> [AIM OF THE TASK]:
How many lines of the data include the string "this"? State the number and nothing else.

> [LISTING]:
>>>
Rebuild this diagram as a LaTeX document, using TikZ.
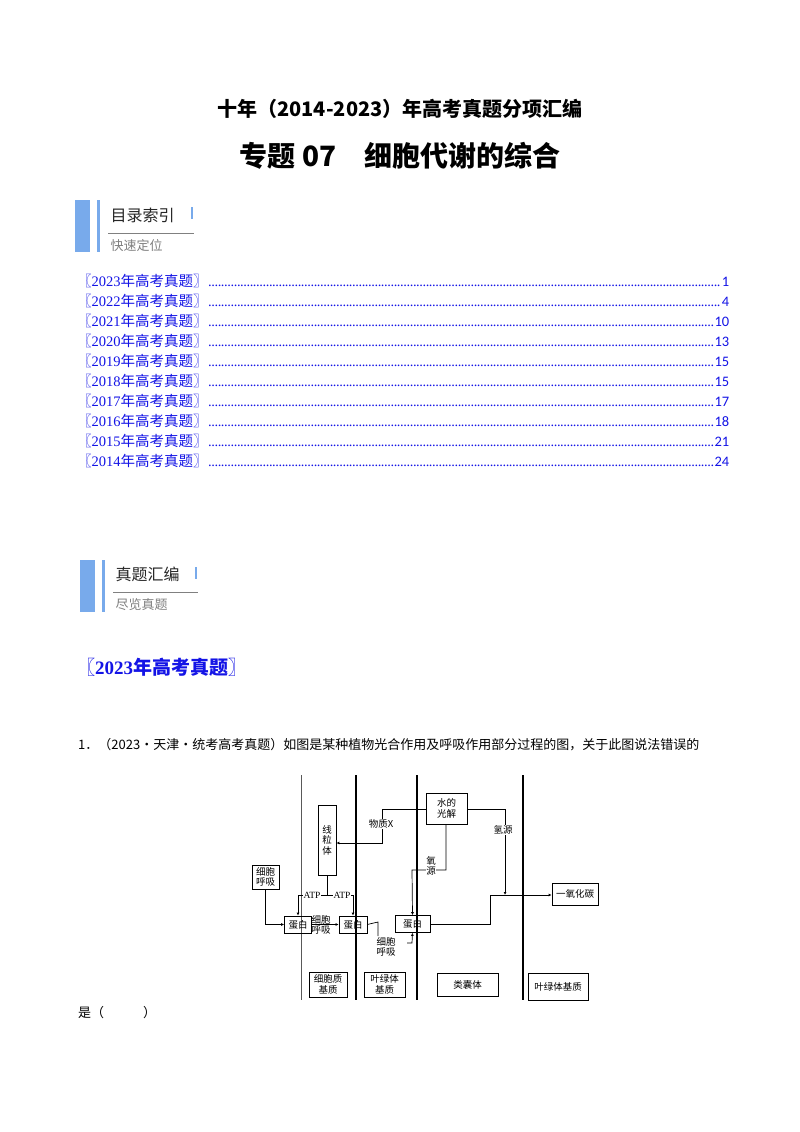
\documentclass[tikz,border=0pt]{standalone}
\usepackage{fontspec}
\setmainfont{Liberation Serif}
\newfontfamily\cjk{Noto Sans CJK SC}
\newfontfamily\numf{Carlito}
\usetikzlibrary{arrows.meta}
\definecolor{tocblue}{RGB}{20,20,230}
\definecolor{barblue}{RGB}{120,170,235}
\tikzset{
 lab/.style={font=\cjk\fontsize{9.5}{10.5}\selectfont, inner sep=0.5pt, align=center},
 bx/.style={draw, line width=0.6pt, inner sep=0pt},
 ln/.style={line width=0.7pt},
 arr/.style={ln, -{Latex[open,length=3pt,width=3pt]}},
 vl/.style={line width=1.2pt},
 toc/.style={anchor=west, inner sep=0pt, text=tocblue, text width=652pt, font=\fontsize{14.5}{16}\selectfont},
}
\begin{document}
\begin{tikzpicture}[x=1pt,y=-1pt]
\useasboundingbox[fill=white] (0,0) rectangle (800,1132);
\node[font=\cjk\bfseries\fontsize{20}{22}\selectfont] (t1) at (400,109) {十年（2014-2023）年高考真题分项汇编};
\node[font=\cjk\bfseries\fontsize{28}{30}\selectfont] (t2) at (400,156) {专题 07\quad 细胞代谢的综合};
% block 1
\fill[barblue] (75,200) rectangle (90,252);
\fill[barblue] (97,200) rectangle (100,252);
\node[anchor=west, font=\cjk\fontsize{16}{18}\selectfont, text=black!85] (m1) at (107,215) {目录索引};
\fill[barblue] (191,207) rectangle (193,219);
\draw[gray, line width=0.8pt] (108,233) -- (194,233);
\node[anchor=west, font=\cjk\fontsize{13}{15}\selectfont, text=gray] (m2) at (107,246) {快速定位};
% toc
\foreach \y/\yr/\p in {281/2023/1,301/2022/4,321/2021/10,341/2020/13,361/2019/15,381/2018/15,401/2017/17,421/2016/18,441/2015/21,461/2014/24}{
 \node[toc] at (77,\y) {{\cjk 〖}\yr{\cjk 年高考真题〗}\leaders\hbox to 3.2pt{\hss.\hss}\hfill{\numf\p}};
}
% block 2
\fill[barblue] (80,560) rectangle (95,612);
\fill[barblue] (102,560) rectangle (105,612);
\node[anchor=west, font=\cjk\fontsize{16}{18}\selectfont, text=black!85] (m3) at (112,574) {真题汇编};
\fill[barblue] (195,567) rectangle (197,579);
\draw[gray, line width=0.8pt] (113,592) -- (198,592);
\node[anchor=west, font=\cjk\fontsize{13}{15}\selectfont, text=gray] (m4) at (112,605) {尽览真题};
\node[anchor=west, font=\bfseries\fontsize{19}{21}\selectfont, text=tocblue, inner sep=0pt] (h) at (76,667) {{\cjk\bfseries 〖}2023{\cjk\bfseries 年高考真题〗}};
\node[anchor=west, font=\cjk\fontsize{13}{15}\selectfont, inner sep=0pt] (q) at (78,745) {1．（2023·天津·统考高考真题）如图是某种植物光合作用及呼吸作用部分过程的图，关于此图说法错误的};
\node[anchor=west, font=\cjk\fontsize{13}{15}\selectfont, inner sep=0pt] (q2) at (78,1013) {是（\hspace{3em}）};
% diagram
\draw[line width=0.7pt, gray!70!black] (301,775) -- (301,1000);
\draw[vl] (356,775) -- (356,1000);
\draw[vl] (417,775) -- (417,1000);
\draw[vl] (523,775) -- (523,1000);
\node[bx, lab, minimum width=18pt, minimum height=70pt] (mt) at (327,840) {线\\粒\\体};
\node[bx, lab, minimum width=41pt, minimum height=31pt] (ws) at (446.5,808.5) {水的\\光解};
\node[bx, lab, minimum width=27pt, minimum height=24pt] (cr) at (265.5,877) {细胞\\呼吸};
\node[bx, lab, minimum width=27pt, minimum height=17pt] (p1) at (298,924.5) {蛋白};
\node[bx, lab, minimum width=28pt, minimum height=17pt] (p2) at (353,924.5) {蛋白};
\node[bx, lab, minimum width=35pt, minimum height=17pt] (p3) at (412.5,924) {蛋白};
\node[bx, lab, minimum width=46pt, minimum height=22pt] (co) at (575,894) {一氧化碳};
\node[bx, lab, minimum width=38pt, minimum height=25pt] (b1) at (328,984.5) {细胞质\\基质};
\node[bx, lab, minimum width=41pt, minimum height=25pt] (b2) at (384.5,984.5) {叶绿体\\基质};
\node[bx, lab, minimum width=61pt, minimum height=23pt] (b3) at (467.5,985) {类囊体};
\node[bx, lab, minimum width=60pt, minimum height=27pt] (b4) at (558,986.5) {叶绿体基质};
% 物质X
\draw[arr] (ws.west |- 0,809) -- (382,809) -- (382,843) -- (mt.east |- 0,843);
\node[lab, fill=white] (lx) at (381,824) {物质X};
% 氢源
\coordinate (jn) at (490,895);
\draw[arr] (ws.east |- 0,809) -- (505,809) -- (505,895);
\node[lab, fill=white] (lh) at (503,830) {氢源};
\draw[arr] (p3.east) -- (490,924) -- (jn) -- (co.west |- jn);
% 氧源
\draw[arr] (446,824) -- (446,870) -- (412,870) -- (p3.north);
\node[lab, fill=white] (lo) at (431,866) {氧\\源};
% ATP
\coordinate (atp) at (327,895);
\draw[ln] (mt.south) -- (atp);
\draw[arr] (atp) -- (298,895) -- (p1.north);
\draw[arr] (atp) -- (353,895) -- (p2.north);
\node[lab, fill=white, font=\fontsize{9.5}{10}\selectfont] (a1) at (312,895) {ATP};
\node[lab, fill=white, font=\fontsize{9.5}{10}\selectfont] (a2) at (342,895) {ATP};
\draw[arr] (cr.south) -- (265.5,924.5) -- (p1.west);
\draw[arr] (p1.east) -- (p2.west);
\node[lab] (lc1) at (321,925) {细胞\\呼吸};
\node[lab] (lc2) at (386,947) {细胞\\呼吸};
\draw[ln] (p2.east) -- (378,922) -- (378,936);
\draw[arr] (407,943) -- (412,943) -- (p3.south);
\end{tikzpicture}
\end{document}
<<<
>>>
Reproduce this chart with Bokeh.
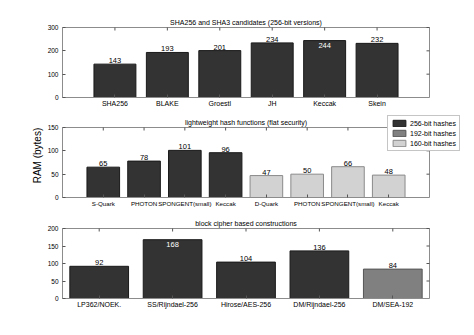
<<<
> [TASK OUTPUT]:
2